The BDMP uses hospital discharge data on newborns gathered by the Commission on Professional and Hospital Activities (CPHA). Data from this system include both live and stillborn infants born in participating hospitals since 1970. Since 1979, discharge diagnosis data have been reported to CDC by CPHA using the International Classification of Diseases, Ninth Revision, Clinical Modification (ICD-9-CM). Before 1979, the CPHA used ICD-8, which did not include a code used for FAS. During 1992, the BDMP monitored data on approximately 10% of all births, compared with approximately 30% in 1979.

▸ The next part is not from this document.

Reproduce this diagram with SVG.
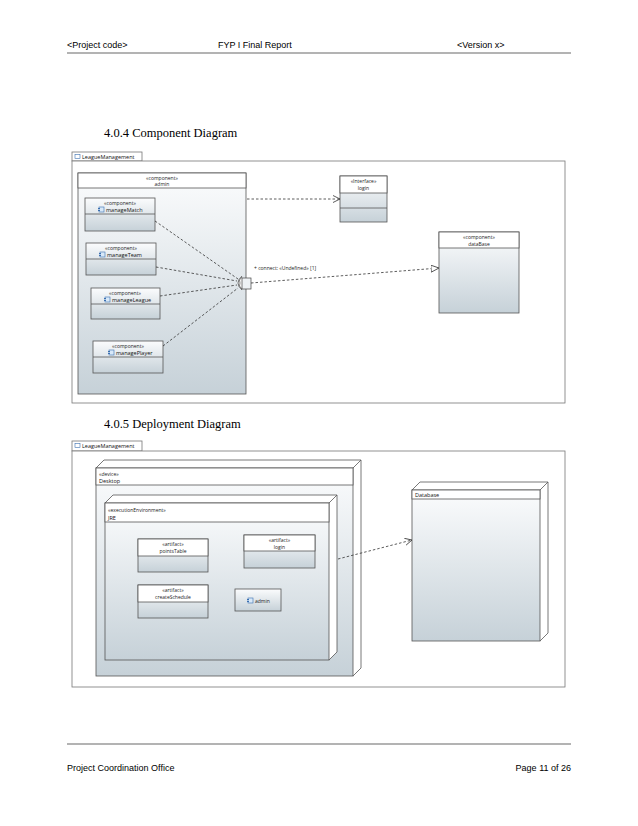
<svg xmlns="http://www.w3.org/2000/svg" width="638" height="826" viewBox="0 0 638 826">
<style>
.t{font-family:"Liberation Sans",Arial,sans-serif;fill:#000}
.h{font-family:"Liberation Serif","Times New Roman",serif;font-size:12.5px}
.s{font-family:"Open Sans","DejaVu Sans",sans-serif;font-size:5px;fill:#222}
.n{font-family:"Open Sans","DejaVu Sans",sans-serif;font-size:5.5px;fill:#111}
.b{fill:url(#g);stroke:#555;stroke-width:0.8}
.l{stroke:#555;stroke-width:0.8;fill:none}
.f{fill:#fff;stroke:#777;stroke-width:0.8}
.d{stroke:#333;stroke-width:0.8;fill:none;stroke-dasharray:2.5,2}
</style>
<defs>
<linearGradient id="g" x1="0" y1="0" x2="0" y2="1"><stop offset="0" stop-color="#fbfcfd"/><stop offset="1" stop-color="#c6d1d8"/></linearGradient>
<marker id="oa" markerWidth="8" markerHeight="8" refX="7" refY="4" orient="auto" markerUnits="userSpaceOnUse"><path d="M0,0.5 L7,4 L0,7.5" fill="none" stroke="#333" stroke-width="0.8"/></marker>
<marker id="tr" markerWidth="9" markerHeight="8" refX="8" refY="4" orient="auto" markerUnits="userSpaceOnUse"><path d="M0,0.5 L8,4 L0,7.5 Z" fill="#fff" stroke="#333" stroke-width="0.8"/></marker>
<g id="ic"><rect x="0" y="0" width="5" height="5" fill="#d8e8f8" stroke="#3a6fb0" stroke-width="0.6"/><rect x="-1" y="1" width="2" height="1" fill="#3a6fb0"/><rect x="-1" y="3" width="2" height="1" fill="#3a6fb0"/></g>
</defs>
<rect width="638" height="826" fill="#fff"/>
<g id="header">
<text class="t" x="67" y="48" font-size="9">&lt;Project code&gt;</text>
<text class="t" x="218" y="48" font-size="9">FYP I Final Report</text>
<text class="t" x="457" y="48" font-size="9">&lt;Version x&gt;</text>
<line x1="67" y1="53" x2="571" y2="53" stroke="#000" stroke-width="0.6"/>
</g>
<text class="t h" x="104" y="137">4.0.4 Component Diagram</text>
<text class="t h" x="104" y="428">4.0.5 Deployment Diagram</text>
<g id="footer">
<line x1="67" y1="744" x2="571" y2="744" stroke="#000" stroke-width="0.6"/>
<text class="t" x="67" y="771" font-size="9">Project Coordination Office</text>
<text class="t" x="571" y="771" font-size="9" text-anchor="end">Page 11 of 26</text>
</g>

<g id="pkg1">
<rect class="f" x="72" y="152" width="70" height="9"/>
<rect x="75" y="154.5" width="5" height="4" fill="none" stroke="#3a6fb0" stroke-width="0.6"/>
<text class="n" x="82" y="159">LeagueManagement</text>
<rect class="f" x="72" y="161" width="493" height="242"/>
</g>
<g id="admin">
<rect class="b" x="78" y="173" width="168" height="221"/>
<rect x="78" y="173" width="168" height="15" fill="#fff" stroke="#555" stroke-width="0.8"/>
<text class="s" x="162" y="179.5" text-anchor="middle">«component»</text>
<text class="s" x="162" y="185.5" text-anchor="middle">admin</text>
</g>
<g id="manageMatch">
<rect class="b" x="85" y="198" width="70" height="33"/><line class="l" x1="85" y1="214" x2="155" y2="214"/>
<text class="s" x="120" y="205" text-anchor="middle">«component»</text>
<use href="#ic" x="99" y="207"/><text class="n" x="106" y="212">manageMatch</text>
</g>
<g id="manageTeam">
<rect class="b" x="86" y="243" width="70" height="32"/><line class="l" x1="86" y1="259" x2="156" y2="259"/>
<text class="s" x="121" y="250" text-anchor="middle">«component»</text>
<use href="#ic" x="100" y="252"/><text class="n" x="107" y="257">manageTeam</text>
</g>
<g id="manageLeague">
<rect class="b" x="91" y="288" width="69" height="31"/><line class="l" x1="91" y1="304" x2="160" y2="304"/>
<text class="s" x="125" y="295" text-anchor="middle">«component»</text>
<use href="#ic" x="105" y="297"/><text class="n" x="112" y="302">manageLeague</text>
</g>
<g id="managePlayer">
<rect class="b" x="93" y="341" width="70" height="32"/><line class="l" x1="93" y1="357" x2="163" y2="357"/>
<text class="s" x="128" y="348" text-anchor="middle">«component»</text>
<use href="#ic" x="109" y="350"/><text class="n" x="116" y="355">managePlayer</text>
</g>
<g id="port">
<path d="M242,276 Q234,283 242,290" fill="#fff" stroke="#333" stroke-width="0.7"/>
<path d="M242,277 Q238,280 240,283 Q238,286 242,289" fill="none" stroke="#333" stroke-width="0.6"/>
<rect x="242" y="278" width="9" height="11" fill="#eef2f5" stroke="#444" stroke-width="0.7"/>
</g>
<g id="login">
<rect class="b" x="340" y="176" width="47" height="46"/>
<rect x="340" y="176" width="47" height="17" fill="#fff" stroke="#555" stroke-width="0.8"/>
<line class="l" x1="340" y1="208" x2="387" y2="208"/>
<text class="s" x="363.5" y="183" text-anchor="middle">«Interface»</text>
<text class="s" x="363.5" y="189.5" text-anchor="middle">login</text>
</g>
<g id="dataBase">
<rect class="b" x="439" y="232" width="80" height="81"/>
<rect x="439" y="232" width="80" height="16" fill="#fff" stroke="#555" stroke-width="0.8"/>
<text class="s" x="479" y="239" text-anchor="middle">«component»</text>
<text class="s" x="479" y="245.5" text-anchor="middle">dataBase</text>
</g>
<g id="connectors1">
<line class="d" x1="155" y1="221" x2="238" y2="279"/>
<line class="d" x1="156" y1="267" x2="237" y2="281"/>
<line class="d" x1="160" y1="296" x2="237" y2="285"/>
<line class="d" x1="163" y1="346" x2="238" y2="288"/>
<line class="d" x1="247" y1="199" x2="340" y2="199" marker-end="url(#oa)"/>
<line class="d" x1="251" y1="283" x2="439" y2="268" marker-end="url(#tr)"/>
<text class="s" x="254" y="270">+ connect: «Undefined» [1]</text>
</g>

<g id="pkg2">
<rect class="f" x="72" y="441" width="70" height="10"/>
<rect x="75" y="443.5" width="5" height="4" fill="none" stroke="#3a6fb0" stroke-width="0.6"/>
<text class="n" x="82" y="448">LeagueManagement</text>
<rect class="f" x="72" y="451" width="493" height="236"/>
</g>
<g id="Desktop">
<path d="M96,468 L104,460 L361,460 L361,668 L353,676" fill="#fff" stroke="#555" stroke-width="0.8"/>
<line class="l" x1="353" y1="468" x2="361" y2="460"/>
<rect class="b" x="96" y="468" width="257" height="208"/>
<rect x="96" y="468" width="257" height="17" fill="#fff" stroke="#555" stroke-width="0.8"/>
<text class="s" x="99" y="476">«device»</text>
<text class="n" x="99" y="483">Desktop</text>
</g>
<g id="JRE">
<path d="M105,503 L113,495 L337,495 L337,652 L329,660" fill="#fff" stroke="#555" stroke-width="0.8"/>
<line class="l" x1="329" y1="503" x2="337" y2="495"/>
<rect class="b" x="105" y="503" width="224" height="157"/>
<rect x="105" y="503" width="224" height="19" fill="#fff" stroke="#555" stroke-width="0.8"/>
<text class="s" x="108" y="512">«executionEnvironment»</text>
<text class="n" x="108" y="520">JRE</text>
</g>
<g id="pointsTable">
<rect class="b" x="138" y="539" width="70" height="33"/>
<rect x="138" y="539" width="70" height="17" fill="#fff" stroke="#555" stroke-width="0.8"/>
<text class="s" x="173" y="546" text-anchor="middle">«artifact»</text>
<text class="s" x="173" y="553" text-anchor="middle">pointsTable</text>
</g>
<g id="loginArtifact">
<rect class="b" x="244" y="535" width="71" height="33"/>
<rect x="244" y="535" width="71" height="16" fill="#fff" stroke="#555" stroke-width="0.8"/>
<text class="s" x="279.5" y="542" text-anchor="middle">«artifact»</text>
<text class="s" x="279.5" y="549" text-anchor="middle">login</text>
</g>
<g id="createSchedule">
<rect class="b" x="138" y="585" width="70" height="33"/>
<rect x="138" y="585" width="70" height="17" fill="#fff" stroke="#555" stroke-width="0.8"/>
<text class="s" x="173" y="592" text-anchor="middle">«artifact»</text>
<text class="s" x="173" y="599" text-anchor="middle">createSchedule</text>
</g>
<g id="adminDep">
<rect class="b" x="235" y="589" width="46" height="22"/>
<use href="#ic" x="248" y="598"/><text class="s" x="255" y="602.5">admin</text>
</g>
<g id="Database">
<path d="M412,490 L420,482 L548,482 L548,633 L540,641" fill="#fff" stroke="#555" stroke-width="0.8"/>
<line class="l" x1="540" y1="490" x2="548" y2="482"/>
<rect class="b" x="412" y="490" width="128" height="151"/>
<rect x="412" y="490" width="128" height="9" fill="#fff" stroke="#555" stroke-width="0.8"/>
<text class="n" x="415" y="497">Database</text>
</g>
<g id="connectors2">
<line class="d" x1="338" y1="559" x2="412" y2="540" marker-end="url(#oa)"/>
</g>
</svg>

From 1979 through 1992, a total of 1782 FAS cases were reported among 9,057,624 births, a rate of 2.0 per 10,000 births (Figure 1). During 1992, the BDMP identified 67 infants born with FAS, representing a rate of 3.7 per 10,000 births. This rate is an increase of more than threefold that for 1979 (1.0 per 10,000 births).

Reported by: Birth Defects and Genetic Diseases Br, and Developmental Disabilities Br, Div of Birth Defects and Developmental Disabilities, National Center for Environmental Health, CDC.

Editorial Note

Editorial Note: FAS is a leading preventable cause of birth defects and mental retardation in the United States. FAS represents some of the most serious effects of alcohol to the developing fetus. Because FAS has not been reported in the absence of excessive maternal alcohol consumption during pregnancy, this problem can be prevented by the avoidance of alcohol use by women who are pregnant. A national health objective for the year 2000 is to reduce the rate of FAS to no more than 0.12 per 1000 live births (i.e., 1.2 per 10,000 live births) (objective 14.4) (2).

FAS is difficult to recognize in newborns for three reasons: 1) facial stigmata of FAS are often subtle; 2) some types of central nervous system deficit in infants are difficult to detect; and 3) the birthweight of some affected infants is normal. Although the BDMP data are derived from diagnoses made by physicians during the neonatal period, and the sensitivity and specificity of the data are unknown, rates derived from BDMP data are likely to underestimate the true incidence of FAS. Incidence rates for FAS based on the BDMP are substantially lower than those based on other studies (3 ). Because neither the sensitivity nor the specificity of the BDMP data are known, it is difficult to interpret the increase in the incidence of FAS reported to the BDMP. The increase may reflect an increase in the recognition and reporting by physicians and/or a true increase in incidence. Studies are under way to evaluate the sensitivity and specificity of the BDMP data.

CDC, in collaboration with private, voluntary organizations, is promoting Alcohol and Other Drug Related Birth Defects Awareness Week, May 9-15, 1993. These organizations are making available information packets for state, federal, and voluntary organizations; these packets contain articles, fact sheets, and sample press releases regarding awareness, intervention, and prevention of FAS and other drug-related birth defects. Information packets are available from The Arc (formerly the Association for Retarded Citizens), P.O. Box 6109, Arlington, TX 76005; The March of Dimes Birth Defects Foundation, Education and Health Promotion, 1275 Mamaroneck Avenue, White Plains, NY 10605; and the National Council on Alcoholism and Drug Dependence, Inc., 1511 K Street, NW, Suite 926, Washington, DC 20005.

References

  1. Sokol RJ, Clarren SK. Guidelines for use of terminology describing the impact of prenatal alcohol on the offspring. Alcoholism: Clinical and Experimental Research 1989;13:597-8.

  2. Public Health Service. Healthy people 2000: national health promotion and disease prevention objectives -- full report, with commentary. Washington, DC: US Department of Health and Human Services, Public Health Service, 1991; DHHS publication no. (PHS)91-50212.

  3. Abel E, Sokol RJ. Incidence of fetal alcohol syndrome and economic impact of FAS-related anomalies. Drug Alcohol Depend 1987;19:51-70.